Im kulturellen Bereich immer wichtiger wird derweilen die Nutzung von Photogrammetrie zur Digitalisierung von Artefakten (Vortrag Verdiani/Ricci/Pasquali, Florenz). Über Virtual Reality können diese erfahrbar gemacht werden, doch bleiben Herausforderungen wie die Interaktion im virtuellen Raum. Die Entwicklung neuer Möglichkeiten und etablierter Standards wird in der Virtual wie auch in der Augmented Reality (AR) zum Desiderat (vgl. Vortrag Katifori/Kaklopoulou/Roussou, Athen). Auch ein einfach zu handhabendes Autorensystem, das durch eine intuitive grafische Oberfläche das Erstellen von Augmented-Reality-Apps etwa für Kunstschaffende ohne Informatik-Hintergrund ermöglicht, ist bisher noch nicht auf dem Markt. Als Gratis- und Open-Source-Alternative zur von Adobe angekündigten Software Aero stellten Julien Letellier und Denise Bischof ihr in Entwicklung befindliches System ARtemis vor, das seitens des Publikums auf großes Interesse stieß.
Das Storytelling für Virtual- und Augmented-Reality-Anwendungen in Kunst und Kultur bietet, so ließ sich weiter beobachten, ein wachsendes Betätigungsfeld für Kreative wie Drehbuchautor_innen (vgl. gleichnamige Session). Ebenfalls für virtuelle Realitäten werden im volumetrischen Videostudio des Heinrich-Hertz-Instituts (Vortrag Schäfer u.a., Berlin) sich natürlich bewegende, dynamische 3D-Modelle erstellt, die in virtuellen Welten von beliebigen Blickpunkten betrachtet werden können – und dabei pro Minute etwa 2 Terabyte an Daten erzeugen! Datenfluten waren auch das Thema des Vortrags von Siekański und Kolleg/innen aus Warschau bzw. Wilanów in Polen: Gerade multidisziplinäre Forschungsvorhaben erfordern oft einen weiten zeitlichen Horizont zur Realisierung der Teilprojekte. Die Vortragenden zeigten, wie Augmented Reality genutzt werden kann, um verschiedene Filter zur Betrachtung von Datenpunkten zu aktivieren. So lässt sich neben der räumlichen dreidimensionalen Darstellung von Daten beispielsweise auch die zeitliche Dimension nutzen, um die Datenflut zu minimieren.

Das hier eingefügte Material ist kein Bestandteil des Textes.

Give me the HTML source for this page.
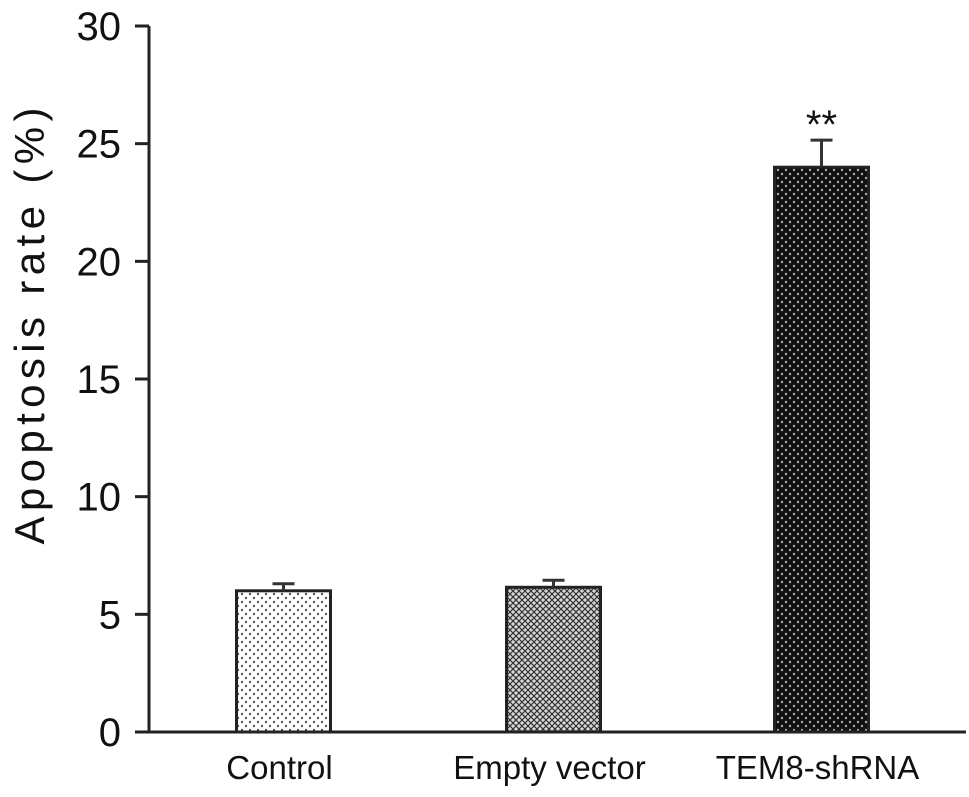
<!DOCTYPE html>
<html><head><meta charset="utf-8"><style>
html,body{margin:0;padding:0;background:#fff;}
svg{display:block;font-family:"Liberation Sans",Arial,sans-serif;}
</style></head><body>
<svg id="chart" width="969" height="797" viewBox="0 0 969 797">
<defs>
<pattern id="pDots" width="8" height="8" patternUnits="userSpaceOnUse">
<rect width="8" height="8" fill="#fff"/><circle cx="2" cy="2" r="1.2" fill="#555"/><circle cx="6" cy="6" r="1.2" fill="#555"/>
</pattern>
<pattern id="pCross" width="6" height="6" patternUnits="userSpaceOnUse">
<rect width="6" height="6" fill="#d8d8d8"/><path d="M0,0L6,6M6,0L0,6" stroke="#333" stroke-width="1.2"/>
</pattern>
<pattern id="pDark" width="8" height="8" patternUnits="userSpaceOnUse">
<rect width="8" height="8" fill="#111"/><circle cx="2" cy="2" r="1.2" fill="#aaa"/><circle cx="6" cy="6" r="1.2" fill="#aaa"/>
</pattern>
</defs>
<g id="plot"></g>
</svg>
<script>
const categories = ["Control", "Empty vector", "TEM8-shRNA"];
const values = [6.0, 6.15, 24.0];
const errors = [0.3, 0.3, 1.15];
const sigLabels = ["", "", "**"];
const yTicks = [0, 5, 10, 15, 20, 25, 30];

const NS = "http://www.w3.org/2000/svg";
const g = document.getElementById("plot");
const y0 = 732, yTop = 26, yMax = 30;
const y = v => y0 - (y0 - yTop) * v / yMax;
const centers = [283.5, 553.5, 821.5];
const x = i => centers[i];
const barW = 94;
const fills = ["url(#pDots)", "url(#pCross)", "url(#pDark)"];
function mk(tag, attrs) { const e = document.createElementNS(NS, tag); for (const k in attrs) e.setAttribute(k, attrs[k]); g.appendChild(e); return e; }

// y axis
let ax = mk("line", {x1:149, y1:yTop, x2:149, y2:y0, stroke:"#222", "stroke-width":3});


yTicks.forEach(t => {
  const tk = mk("line", {x1:135, y1:y(t), x2:149, y2:y(t), stroke:"#222", "stroke-width":3});
  
  
  const tl = mk("text", {x:121, y:y(t)+14, "text-anchor":"end", "font-size":40, fill:"#111"});
  tl.textContent = t;
  
  
});
const yt = mk("text", {x:0, y:0, "text-anchor":"middle", "font-size":42, fill:"#111", textLength:437, lengthAdjust:"spacing", transform:"translate(44,326) rotate(-90)"});
yt.textContent = "Apoptosis rate (%)";



// bars
categories.forEach((c, i) => {
  const top = y(values[i]);
  const b = mk("rect", {x:x(i)-barW/2, y:top, width:barW, height:y0-top, fill:fills[i], stroke:"#222", "stroke-width":3});
  
  
  const ey = y(values[i] + errors[i]);
  const el = mk("path", {d:`M${x(i)},${top} L${x(i)},${ey} M${x(i)-11},${ey} L${x(i)+11},${ey}`, stroke:"#333", "stroke-width":3, fill:"none"});
  
  
  if (sigLabels[i]) {
    const s = mk("text", {x:x(i), y:ey-2, "text-anchor":"middle", "font-size":40, fill:"#111"});
    s.textContent = sigLabels[i];
    
    
  }
  const lbl = mk("text", {x:x(i)-4, y:779, "text-anchor":"middle", "font-size":33, fill:"#111"});
  lbl.textContent = c;
  
  
});

// x axis
const xa = mk("line", {x1:135, y1:y0, x2:966, y2:y0, stroke:"#222", "stroke-width":3});


</script>
</body></html>
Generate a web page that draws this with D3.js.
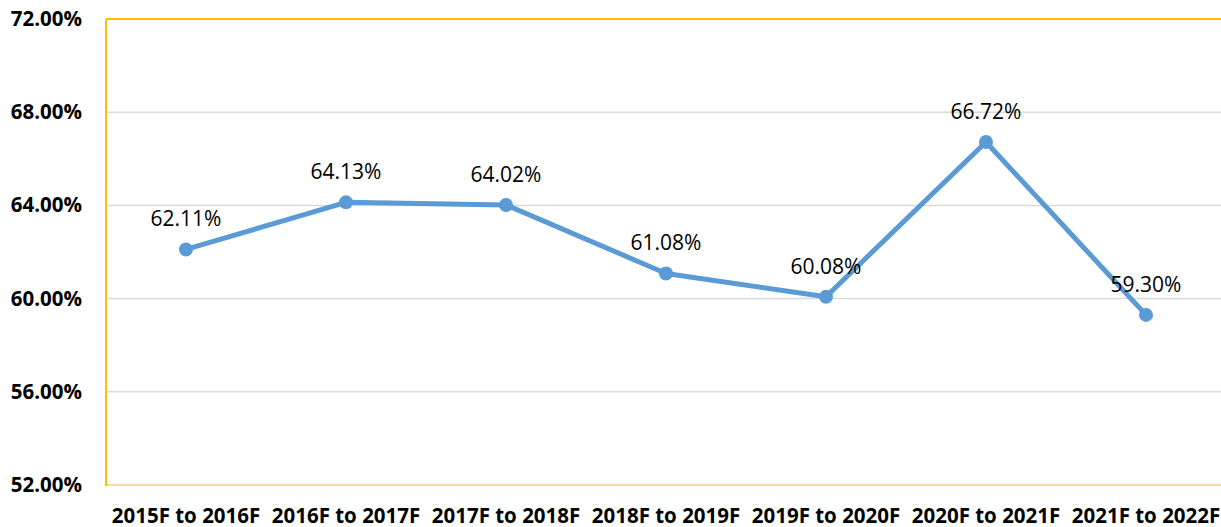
<!DOCTYPE html>
<html><head><meta charset="utf-8">
<script src="https://cdn.jsdelivr.net/npm/d3@7"></script>
<style>body{margin:0;background:#fff}svg{display:block}</style>
</head><body>
<svg id="c" width="1221" height="527"></svg>
<script>
const categories = ["2015F to 2016F","2016F to 2017F","2017F to 2018F","2018F to 2019F","2019F to 2020F","2020F to 2021F","2021F to 2022F"];
const values = [62.11, 64.13, 64.02, 61.08, 60.08, 66.72, 59.30];
const yTicks = [52, 56, 60, 64, 68, 72];

(function(){
const svg = d3.select("#c");
const mLeft = 106, mTop = 19, mBottom = 485, mRight = 1226;
const x = d3.scaleBand().domain(categories).range([mLeft, mRight]);
const y = d3.scaleLinear().domain([52, 72]).range([mBottom, mTop]);
const font = "'Open Sans', sans-serif";

// gridlines
svg.append("g").selectAll("line").data(yTicks.filter(t => t > 52 && t < 72)).join("line")
  .attr("x1", mLeft).attr("x2", 1221).attr("y1", d => y(d)).attr("y2", d => y(d))
  .attr("stroke", "#d9d9d9").attr("stroke-width", 1.5);

// border
svg.append("line").attr("x1", mLeft).attr("x2", 1221).attr("y1", mBottom).attr("y2", mBottom)
  .attr("stroke", "#f2d27a").attr("stroke-width", 1.5);
svg.append("line").attr("x1", mLeft).attr("x2", 1221).attr("y1", mTop).attr("y2", mTop)
  .attr("stroke", "#ffc000").attr("stroke-width", 2);
svg.append("line").attr("x1", mLeft).attr("x2", mLeft).attr("y1", mTop).attr("y2", mBottom + 1)
  .attr("stroke", "#ffc000").attr("stroke-width", 2);

// y axis labels
const yAxis = d3.axisLeft(y).tickValues(yTicks).tickSize(0).tickPadding(0).tickFormat(d => d.toFixed(2) + "%");
const ya = svg.append("g").attr("transform", "translate(82,0)").call(yAxis);
ya.select(".domain").remove();
ya.selectAll("text").attr("font-family", font).attr("font-weight", "bold").attr("font-size", 20.5).attr("fill", "#000");

// x axis labels
const xAxis = d3.axisBottom(x).tickSize(0).tickPadding(0);
const xa = svg.append("g").attr("transform", "translate(0,508)").call(xAxis);
xa.select(".domain").remove();
xa.selectAll("text").attr("font-family", font).attr("font-weight", "bold").attr("font-size", 20.5).attr("fill", "#000")
  .attr("dy", null).attr("y", 14.5);

const cx = d => x(d) + x.bandwidth() / 2;
const pts = categories.map((c, i) => ({c, v: values[i]}));

svg.append("path").datum(pts)
  .attr("d", d3.line().x(d => cx(d.c)).y(d => y(d.v)))
  .attr("fill", "none").attr("stroke", "#5b9bd5").attr("stroke-width", 5).attr("stroke-linejoin", "round");

svg.append("g").selectAll("circle").data(pts).join("circle")
  .attr("cx", d => cx(d.c)).attr("cy", d => y(d.v)).attr("r", 7).attr("fill", "#5b9bd5");

svg.append("g").selectAll("text").data(pts).join("text")
  .attr("x", d => cx(d.c)).attr("y", d => y(d.v) - 23)
  .attr("text-anchor", "middle").attr("font-family", font).attr("font-size", 21).attr("fill", "#000")
  .text(d => d.v.toFixed(2) + "%");
})();
</script>
</body></html>
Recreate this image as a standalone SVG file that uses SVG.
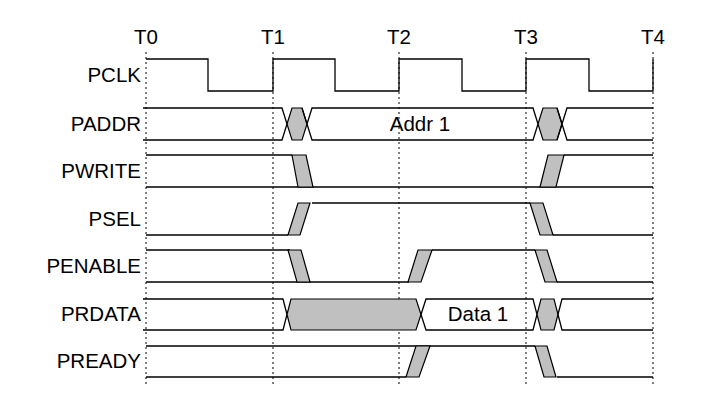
<svg xmlns="http://www.w3.org/2000/svg" width="709" height="409" viewBox="0 0 709 409">
<style>
text{font-family:"Liberation Sans",Arial,sans-serif;font-size:20.5px;fill:#000}
.lab{text-anchor:end}
.t{text-anchor:middle}
.w{fill:none;stroke:#000;stroke-width:1.3}
.g{fill:#c0c0c0;stroke:#000;stroke-width:1.2}
.d{stroke:#000;stroke-width:1;stroke-dasharray:2,3}
</style>
<rect width="709" height="409" fill="#fff"/>
<g id="grid">
<line class="d" x1="146" y1="52" x2="146" y2="386"/>
<line class="d" x1="273" y1="52" x2="273" y2="386"/>
<line class="d" x1="399" y1="52" x2="399" y2="386"/>
<line class="d" x1="526" y1="52" x2="526" y2="386"/>
<line class="d" x1="653" y1="52" x2="653" y2="386"/>
<text class="t" x="146" y="44">T0</text>
<text class="t" x="273" y="44">T1</text>
<text class="t" x="399" y="44">T2</text>
<text class="t" x="526" y="44">T3</text>
<text class="t" x="653" y="44">T4</text>
</g>
<g id="PCLK">
<text class="lab" x="141" y="82">PCLK</text>
<path class="w" d="M146 59H208V91H273V59H335V91H399V59H462V91H526V59H589V91H653V59"/>
</g>
<g id="PADDR">
<text class="lab" x="141" y="131">PADDR</text>
<path class="g" d="M287 124L292 108H302L307 124L302 140H292Z"/>
<path class="w" d="M143 108H282L287 124L282 140H143"/>
<path class="w" d="M302 108L307 124L312 108H533L538 124L533 140H312L307 124"/>
<path class="g" d="M538 124L543 108H557L562 124L557 140H543Z"/>
<path class="w" d="M557 108L562 124L567 108H653M557 140L562 124L567 140H653"/>
<text x="420" y="131" class="t">Addr 1</text>
</g>
<g id="PWRITE">
<text class="lab" x="141" y="178">PWRITE</text>
<path class="w" d="M146 155H292M146 187H653M564 155H653"/>
<path class="g" d="M292 155H306L313 187H298Z"/>
<path class="g" d="M540 187H556L564 155H548Z"/>
</g>
<g id="PSEL">
<text class="lab" x="141" y="226">PSEL</text>
<path class="w" d="M146 235H288M312 203H530M553 235H653"/>
<path class="g" d="M288 235H300L310 203H298Z"/>
<path class="g" d="M530 203H543L553 235H540Z"/>
</g>
<g id="PENABLE">
<text class="lab" x="141" y="273">PENABLE</text>
<path class="w" d="M146 250H290M146 282H409M432 250H535M557 282H653"/>
<path class="g" d="M288 250H301L310 282H297Z"/>
<path class="g" d="M408 282H421L432 250H418Z"/>
<path class="g" d="M535 250H547L557 282H545Z"/>
</g>
<g id="PRDATA">
<text class="lab" x="141" y="321">PRDATA</text>
<path class="w" d="M143 299H283L287 314.5L283 330H143"/>
<path class="g" d="M287 314.5L291 299H416L421 314.5L416 330H291Z"/>
<path class="w" d="M421 314.5L426 299H533L537 314.5L533 330H426Z"/>
<path class="g" d="M537 314.5L541 299H554L558 314.5L554 330H541Z"/>
<path class="w" d="M558 314.5L562 299H653M558 314.5L562 330H653"/>
<text x="478" y="321" class="t">Data 1</text>
</g>
<g id="PREADY">
<text class="lab" x="141" y="368">PREADY</text>
<path class="w" d="M146 346H535M146 377H406M557 377H653"/>
<path class="g" d="M406 377H419L430 346H416Z"/>
<path class="g" d="M535 346H547L556 377H544Z"/>
</g>
<g id="connectors"></g>
</svg>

Wer kennt Assassin’s Creed? Besonders das computerspiel-affine Publikum war gespannt auf den Abendvortrag zu Assassin’s Creed Odyssey, der neuesten Folge dieser Action-Adventure-Serie, in dem Stéphanie-Anne Ruatta und Jonathan Dumon von Ubisoft Quebec einen Blick hinter die Kulissen gewährten. Der Fokus lag auf der Vermittlung historischer Authentizität im Spiel – einem Prozess, für den Geschichtsforschung und Spieleentwicklung eng kooperieren und um bestmögliche Kompromisse ringen.
Die Hands-on-Session hat sich inzwischen als festes Format im Rahmen der Konferenz bewährt. An fünf Ständen im Beethoven-Saal und im Foyer des Konzerthaus bot sich die Möglichkeit, in virtuelle Welten einzutauchen. Pablo Dornhege von der Universität der Künste stellte beispielsweise eine Installation vor, über die sich das UNESCO Kulturerbe von Wadi Al Helo in Schardscha (Vereinigte Arabische Emirate) besichtigen lässt – die Fortbewegung im virtuellen Raum vollzieht sich in Anspielung auf arabische Märchen über einen fliegenden Teppich. Auch die digitale Ausstellung im Konzerthaus Berlin greift auf Virtual Reality zurück – hier sind es Architektur und Historie des Gebäudes, die virtuell auch dort erschlossen werden können, wo die Säle für gewöhnlich nicht zugänglich sind. Im Rahmen einer Summer School an der Namibian University for Science and Technology in Windhoek haben Studierende namibianische Kinderbücher augmentiert – die besten Ergebnisse wurden ebenfalls vorgestellt. Nicht zuletzt war Augmented-Reality-Kunst aus der AURORA School for ARtists ausgestellt – darunter ein Teppich von Banz & Bowinkel, auf dem Avatare ein Eigenleben führen, eine auch über Augmented Reality mit Nähe und Distanz spielende Zeichnung einer Badenden von Bianca Kennedy sowie ein um Licht und Zeit erweitertes Akrylgemälde von The Swan Collective. Die erweiterte Kunst, begleitende Texte sowie auch alle anderen Konferenzbeiträge sind im Tagungsband zu finden, der wie jedes Jahr im Print erschienen ist und auf Anfrage gern auch digital zugesandt wird.
[1] Vgl. etwa Tom Boellstorff (2016): For Whom the Ontology Turns: Theorizing the Digital Real. In: Current Anthropology, 57/4, S. 387–407.